Best Practices and Future Trends
Future heat calculations will increasingly incorporate machine learning to identify patterns in experimental data. Scientists already train models on historical calorimetry results to predict specific heat variations in new alloys. Nevertheless, the fundamental equations remain the anchor, ensuring predictions obey conservation laws. To stay ahead, teams should document every input, automate unit conversions, and integrate uncertainty budgets so decision-makers know the confidence interval around each value. Investing in insulation, monitoring sensors, and efficiency upgrades pays dividends by shrinking the gap between theoretical and actual heat requirements.

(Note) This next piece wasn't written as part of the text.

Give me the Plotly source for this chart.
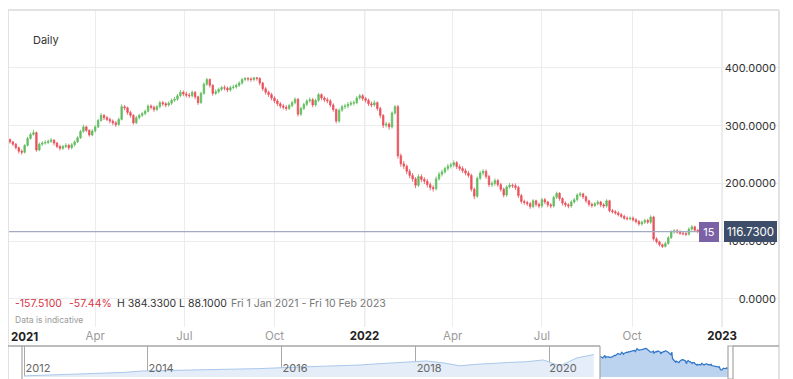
import pandas as pd
import plotly.graph_objects as go

FONT = "Inter"

# ---------------- data ----------------
first_open = 274.24
close = [
    276, 272, 268, 262, 256, 254, 266, 278, 285, 288,
    258, 268, 270, 271, 273, 275, 270, 264, 261, 264,
    266, 262, 267, 272, 279, 290, 298, 292, 284, 291,
    298, 309, 318, 314, 311, 308, 305, 302, 311, 333,
    331, 323, 318, 305, 314, 318, 321, 325, 334, 332,
    328, 333, 340, 338, 336, 339, 344, 346, 352, 358,
    355, 353, 352, 358, 350, 340, 356, 372, 380, 370,
    356, 359, 363, 366, 365, 362, 366, 367, 370, 374,
    380, 382, 381, 380, 383, 382, 374, 364, 358, 354,
    348, 343, 338, 334, 332, 330, 335, 340, 346, 320,
    330, 337, 343, 345, 336, 344, 354, 348, 345, 343,
    336, 328, 308, 327, 333, 334, 337, 339, 340, 348,
    352, 347, 344, 338, 336, 340, 330, 318, 301, 303,
    298, 322, 333, 248, 234, 230, 221, 214, 208, 197,
    212, 207, 204, 198, 193, 191, 208, 216, 220, 226,
    230, 232, 236, 229, 226, 222, 218, 214, 190, 178,
    209, 218, 221, 212, 198, 200, 205, 198, 190, 180,
    194, 197, 196, 193, 179, 169, 167, 165, 160, 170,
    164, 161, 172, 168, 163, 161, 176, 183, 174, 166,
    163, 161, 168, 172, 180, 182, 177, 170, 164, 162,
    165, 168, 163, 161, 170, 153, 151, 149, 146, 143,
    140, 139, 140, 137, 134, 130, 133, 136, 133, 142,
    104, 99, 94, 91, 96, 106, 116, 118, 116, 114,
    113, 112, 121, 125, 119, 116.73,
]
high = [
    279, 278, 274, 270, 264, 259, 268, 281, 288, 293,
    290, 271, 273, 275, 276, 279, 277, 272, 267, 267,
    270, 269, 270, 275, 282, 293, 302, 300, 294, 294,
    301, 312, 322, 320, 317, 314, 311, 308, 314, 337,
    336, 333, 326, 320, 317, 321, 324, 328, 337, 337,
    335, 336, 343, 343, 341, 342, 347, 350, 355, 362,
    361, 359, 357, 361, 360, 352, 359, 375, 383, 382,
    372, 363, 366, 369, 370, 368, 369, 371, 373, 377,
    383, 384.33, 384, 384, 384, 384, 384, 376, 367, 361,
    357, 351, 346, 341, 338, 336, 338, 343, 349, 348,
    333, 340, 346, 349, 348, 347, 357, 356, 351, 349,
    346, 339, 330, 330, 336, 338, 341, 343, 344, 351,
    355, 355, 350, 347, 342, 344, 342, 333, 320, 307,
    306, 325, 336, 336, 252, 239, 233, 225, 218, 211,
    216, 216, 211, 208, 202, 197, 212, 220, 224, 229,
    234, 236, 240, 239, 233, 230, 226, 222, 217, 193,
    212, 222, 225, 224, 215, 204, 209, 208, 201, 193,
    197, 201, 200, 200, 196, 182, 172, 170, 168, 173,
    172, 167, 175, 175, 170, 166, 179, 186, 185, 176,
    169, 166, 171, 175, 183, 185, 184, 179, 172, 167,
    168, 171, 170, 166, 173, 172, 156, 154, 152, 149,
    146, 143, 143, 143, 140, 137, 136, 139, 139, 145,
    144, 107, 101, 96, 99, 109, 119, 121, 121, 119,
    117, 116, 124, 128, 127, 121,
]
low = [
    271, 269, 265, 259, 252, 250, 252, 264, 276, 283,
    255, 256, 265, 267, 268, 270, 266, 261, 257, 258,
    261, 258, 259, 264, 270, 277, 288, 289, 281, 282,
    288, 296, 307, 310, 308, 304, 301, 298, 300, 309,
    327, 319, 314, 302, 303, 311, 315, 318, 323, 328,
    324, 325, 330, 334, 332, 333, 336, 341, 343, 349,
    351, 349, 348, 349, 346, 336, 338, 354, 369, 366,
    352, 353, 356, 360, 361, 358, 359, 363, 364, 367,
    371, 377, 377, 376, 377, 378, 370, 360, 354, 350,
    344, 339, 334, 330, 328, 326, 327, 332, 337, 316,
    317, 327, 334, 340, 332, 333, 341, 344, 341, 339,
    332, 324, 304, 305, 324, 329, 330, 334, 335, 337,
    345, 343, 340, 334, 332, 333, 326, 313, 296, 297,
    293, 295, 319, 243, 229, 225, 216, 209, 203, 192,
    194, 202, 199, 193, 188, 186, 188, 205, 212, 217,
    222, 226, 228, 225, 222, 218, 214, 210, 186, 173,
    175, 206, 214, 208, 194, 194, 196, 194, 186, 176,
    177, 191, 192, 189, 175, 165, 163, 161, 156, 157,
    160, 157, 158, 164, 159, 157, 158, 173, 170, 162,
    159, 157, 158, 165, 169, 177, 173, 166, 160, 158,
    159, 162, 159, 157, 158, 150, 148, 146, 143, 140,
    137, 136, 136, 134, 131, 127, 127, 130, 130, 130,
    101, 96, 91, 88.10, 89, 94, 104, 113, 113, 111,
    110, 109, 110, 118, 116, 114,
]
dates = pd.date_range("2021-01-01", periods=len(close), freq="3D")
opens = [first_open] + close[:-1]

# navigator history (before the selected range)
nav_hist = [15, 22, 30, 38, 48, 55, 62, 80, 84, 88, 90, 94, 100, 108, 112, 121,
            134, 138, 145, 150, 160, 175, 188, 196, 215, 190, 150, 170, 185, 195,
            205, 228, 150, 255, 300]
nav_dates = pd.date_range("2012-03-01", periods=len(nav_hist), freq="3MS")

y_ticks = [0, 100, 200, 300, 400]
x_tick_dates = ["2021-04-01", "2021-07-01", "2021-10-01", "2022-01-01",
                "2022-04-01", "2022-07-01", "2022-10-01", "2023-01-01"]
x_tick_labels = ["Apr", "Jul", "Oct", "2022", "Apr", "Jul", "Oct", "2023"]
nav_tick_dates = ["2012-03-01", "2014-01-01", "2016-01-01", "2018-01-01", "2020-01-01"]
nav_tick_labels = ["2012", "2014", "2016", "2018", "2020"]
period_text = "Fri 1 Jan 2021 - Fri 10 Feb 2023"
countdown_text = "15"

# ---------------- derived stats ----------------
chg = close[-1] - opens[0]
pct = chg / opens[0] * 100
hi = max(high)
lo = min(low)

def fmt_tick(t):
    if t.isdigit():
        return f"<b>{t}</b>"
    return f"<span style='color:#9a9a9a'>{t}</span>"

# page has an 8px body margin; layout expressed in screen pixels
OFF = 8
FW, FH = 793 - OFF, 379 - OFF
W_L, W_R, T, B = 8, 779, 10, 377
def px(x):
    return (x - W_L) / (W_R - W_L)
def py(y):
    return (B - y) / (B - T)

GREEN = "#62bd5f"
RED = "#ea525c"

fig = go.Figure()
fig.add_trace(go.Candlestick(
    x=dates, open=opens, high=high, low=low, close=close,
    increasing=dict(line=dict(color=GREEN, width=0.8), fillcolor=GREEN),
    decreasing=dict(line=dict(color=RED, width=0.8), fillcolor=RED),
    whiskerwidth=0, xaxis="x", yaxis="y", hoverinfo="skip", showlegend=False,
))
fig.add_trace(go.Scatter(
    x=nav_dates, y=nav_hist, mode="lines", fill="tozeroy",
    line=dict(color="#a9c8ec", width=1), fillcolor="#e4edf8",
    xaxis="x2", yaxis="y2", hoverinfo="skip", showlegend=False,
))
fig.add_trace(go.Scatter(
    x=dates, y=close, mode="lines", fill="tozeroy",
    line=dict(color="#2f74c8", width=1.2), fillcolor="#bcd3ef",
    xaxis="x3", yaxis="y2", hoverinfo="skip", showlegend=False,
))

fig.update_layout(
    width=FW, height=FH,
    margin=dict(l=W_L - OFF, r=FW - (W_R - OFF), t=T - OFF, b=FH - (B - OFF), pad=0),
    paper_bgcolor="white", plot_bgcolor="white",
    font=dict(family=FONT, color="#333"),
    showlegend=False,
    xaxis=dict(
        domain=[0, 1], anchor="y", type="date",
        range=["2021-01-02", "2023-02-28"],
        rangeslider=dict(visible=False),
        tickvals=x_tick_dates, ticktext=[fmt_tick(t) for t in x_tick_labels],
        tickfont=dict(size=11.5, color="#222", family=FONT),
        showgrid=True, gridcolor="#ececec", gridwidth=1,
        ticks="", showline=False, zeroline=False,
    ),
    yaxis=dict(
        domain=[py(327), 1], anchor="x", side="right",
        ticklabelposition="inside",
        range=[-48.5, 500.4],
        tickvals=y_ticks, tickformat=".4f",
        tickfont=dict(size=11, color="#333", family=FONT),
        showgrid=True, gridcolor="#ececec", gridwidth=1,
        ticks="", showline=False, zeroline=False,
    ),
    xaxis2=dict(
        domain=[px(22), px(600)], anchor="y2", type="date",
        range=["2012-02-19", "2020-10-05"],
        tickvals=nav_tick_dates, ticktext=nav_tick_labels,
        ticklabelposition="inside", ticklabelshift=14,
        tickfont=dict(size=11, color="#666", family=FONT),
        showgrid=True, gridcolor="#a8a8a8", gridwidth=1,
        ticks="", showline=False, zeroline=False,
    ),
    yaxis2=dict(
        domain=[0, py(346)], anchor="x2", range=[0, 415],
        showgrid=False, showticklabels=False, zeroline=False, ticks="",
    ),
    xaxis3=dict(
        domain=[px(600), px(728)], anchor="y2", type="date",
        range=[dates[0], dates[-1]],
        visible=False,
    ),
)

shapes = []
for d in ["2022-01-01", "2023-01-01"]:
    shapes.append(dict(type="line", xref="x", yref="y domain", x0=d, x1=d, y0=0, y1=1,
                       line=dict(color="#d2d2d2", width=1.2), layer="below"))
shapes.append(dict(type="line", xref="x", yref="y", x0="2021-01-02", x1=dates[-1],
                   y0=close[-1], y1=close[-1], line=dict(color="#a3abc3", width=1.2)))
# frame
FRAME = "#e2e2e2"
shapes.append(dict(type="line", xref="paper", yref="paper", x0=0, x1=0, y0=py(379), y1=1,
                   line=dict(color=FRAME, width=2)))
shapes.append(dict(type="line", xref="paper", yref="paper", x0=0, x1=1, y0=1, y1=1,
                   line=dict(color=FRAME, width=2)))
shapes.append(dict(type="line", xref="paper", yref="paper", x0=1, x1=1, y0=py(379), y1=1,
                   line=dict(color=FRAME, width=2)))
# navigator outline
NAVC = "#a6a6a6"
shapes.append(dict(type="line", xref="paper", yref="paper", x0=0, x1=px(600), y0=py(346), y1=py(346),
                   line=dict(color=NAVC, width=1.5)))
shapes.append(dict(type="line", xref="paper", yref="paper", x0=px(733), x1=1, y0=py(346), y1=py(346),
                   line=dict(color=NAVC, width=1.5)))
shapes.append(dict(type="line", xref="paper", yref="paper", x0=px(600), x1=px(600), y0=py(379), y1=py(346),
                   line=dict(color=NAVC, width=1.2)))
shapes.append(dict(type="rect", xref="paper", yref="paper", x0=px(728), x1=px(733), y0=py(379), y1=py(346),
                   line=dict(color=NAVC, width=1.2), fillcolor="white"))
shapes.append(dict(type="line", xref="paper", yref="paper", x0=px(22), x1=px(22), y0=py(379), y1=py(346),
                   line=dict(color=NAVC, width=1.2)))
fig.update_layout(shapes=shapes)

def note(text, x, y, size, color, xanchor="left", **kw):
    return dict(text=text, xref="paper", yref="paper", x=px(x), y=py(y),
                xanchor=xanchor, yanchor="middle", showarrow=False,
                font=dict(size=size, color=color, family=FONT), **kw)

ann = [
    note("Daily", 31, 40, 11, "#333"),
    note(f"{chg:.4f}", 13, 303, 10.5, "#d9343f"),
    note(f"{pct:.2f}%", 67, 303, 10.5, "#d9343f"),
    note(f"H {hi:.4f}", 115, 303, 10.5, "#333"),
    note(f"L {lo:.4f}", 177, 303, 10.5, "#333"),
    note(period_text, 229, 303, 10.5, "#777"),
    note("Data is indicative", 13, 320, 8.5, "#9a9a9a"),
    note("<b>2021</b>", 24, 337, 11.5, "#222", xanchor="center"),
]
ann.append(dict(text=countdown_text, xref="paper", yref="y", x=px(709), y=close[-1],
                xanchor="center", yanchor="middle", showarrow=False,
                bgcolor="#7b62a6", bordercolor="#7b62a6", borderpad=1,
                width=16, height=16,
                font=dict(size=11, color="white", family=FONT)))
ann.append(dict(text=f"{close[-1]:.4f}", xref="paper", yref="y", x=px(750), y=close[-1],
                xanchor="center", yanchor="middle", showarrow=False,
                bgcolor="#3e4e6a", bordercolor="#3e4e6a", borderpad=1.5,
                width=48, height=16,
                font=dict(size=11.5, color="white", family=FONT)))
fig.update_layout(annotations=ann)

fig.write_html("out.html")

High-performance computing allows researchers to mesh entire reactors and solve three-dimensional transient heat equations in hours rather than days. That capability makes it possible to virtually prototype thermal management schemes before building hardware. Coupled with authoritative resources such as the U.S. Department of Energy Office of Science, which publishes verified thermophysical datasets, physical scientists can trust the parameters feeding their models. As emerging technologies such as quantum materials and hypersonic vehicles push thermal extremes, the precision of heat calculations will remain a critical pillar of scientific progress.